Secrets to a Truly Breathtaking Drawing
Going from a good drawing to a great one involves adding layers of detail and atmosphere. Here are a few pro-level techniques I’ve learned over the years, including one of my own early blunders.
- The Power of Atmospheric Perspective: Objects in the distance are lighter, have less contrast, and are less detailed than objects in the foreground. Make the distant mountains, trees, or the end of the road much fainter than the car. This simple trick creates an immense sense of depth.
- Add Road Texture and Imperfections: Roads are not perfect gray surfaces. Add small details like cracks in the asphalt, painted lines that are slightly worn, and maybe a few pebbles or leaves. These tiny details make the world feel lived-in and real.
- My Big Mistake – Generic Shadows: For years, I drew shadows as gray, formless blobs under the car. I learned that shadows are filled with reflected light. They aren’t pure black. They should also follow the perspective of the ground. A shadow cast on a sloped road should follow that slope. This changed everything.
- Play with Light and Reflection: The car’s body is a collection of curved, reflective surfaces. Add sharp, bright highlights on the hood and roof where they reflect the sky. Show distorted reflections of the roadside scenery on the doors. This sells the illusion of a polished, three-dimensional object.
- Storing Your Work: Finished a piece you love? Don’t let it smudge. A quick spray with a workable fixative will lock the graphite in place. If you don’t have that, you can place a clean sheet of paper over it before closing your sketchbook.

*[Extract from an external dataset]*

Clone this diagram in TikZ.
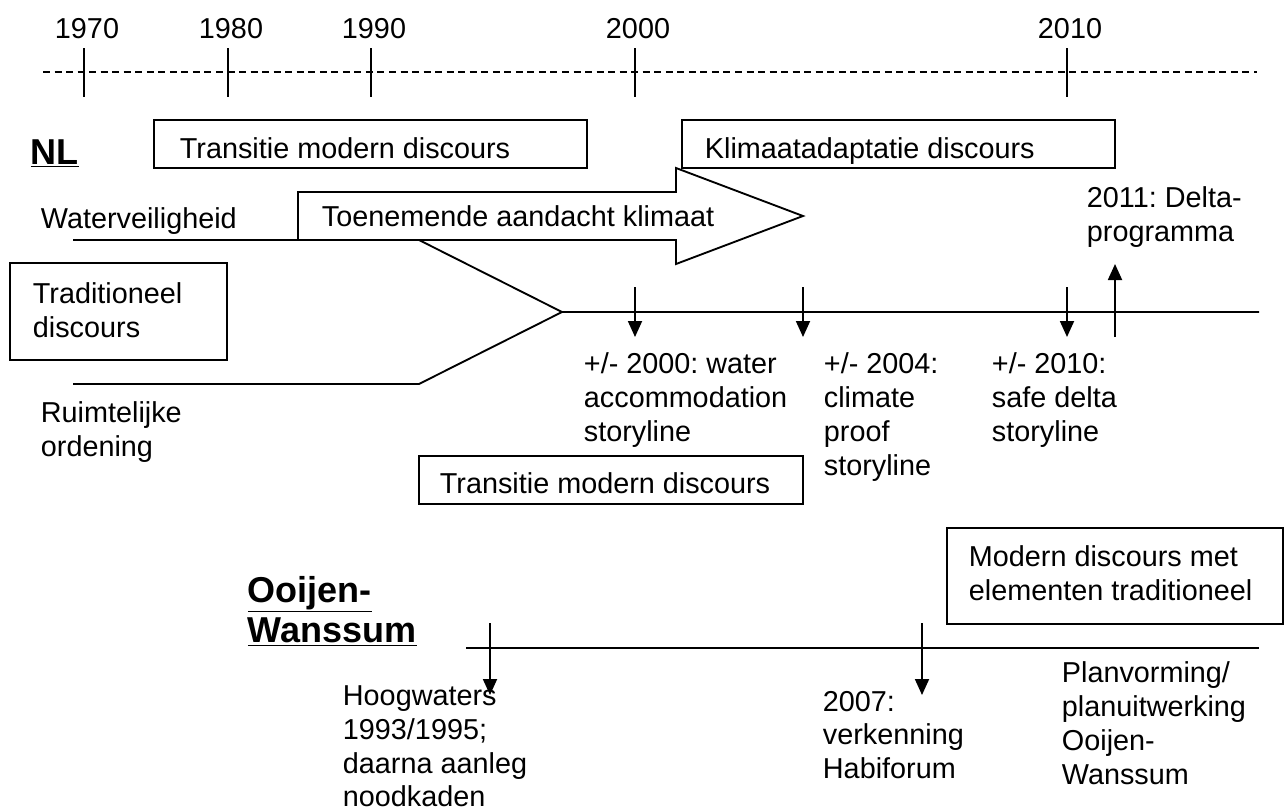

Frequently Asked Questions
How do you draw the wheels to look like they are spinning?
Avoid drawing individual spokes. Instead, use a blending stump to create a soft, circular gray tone inside the wheel’s rim and add a few darker, curved lines to suggest the blur of motion. Focus on the highlights on the rim itself, which will remain somewhat visible.
What’s the best angle to draw a car on a road for a dramatic effect?
A low three-quarter view is often the most dynamic. Place your horizon line low on the page and draw the car from an angle showing both its front and side. This “hero” angle makes the car look powerful and emphasizes its speed and form.
How can I add realistic reflections to the car’s body?
Simplify what the car is reflecting. The side of the car will reflect a dark band for the road and a lighter band for the sky, separated by a distorted, wavy line of the horizon. The hood and windshield will primarily reflect the sky and clouds.
Do I need expensive tools to create a good car drawing?
Absolutely not. A standard No. 2 pencil and some copy paper are more than enough to practice all of these principles. The techniques and understanding of perspective are far more important than the price of your supplies.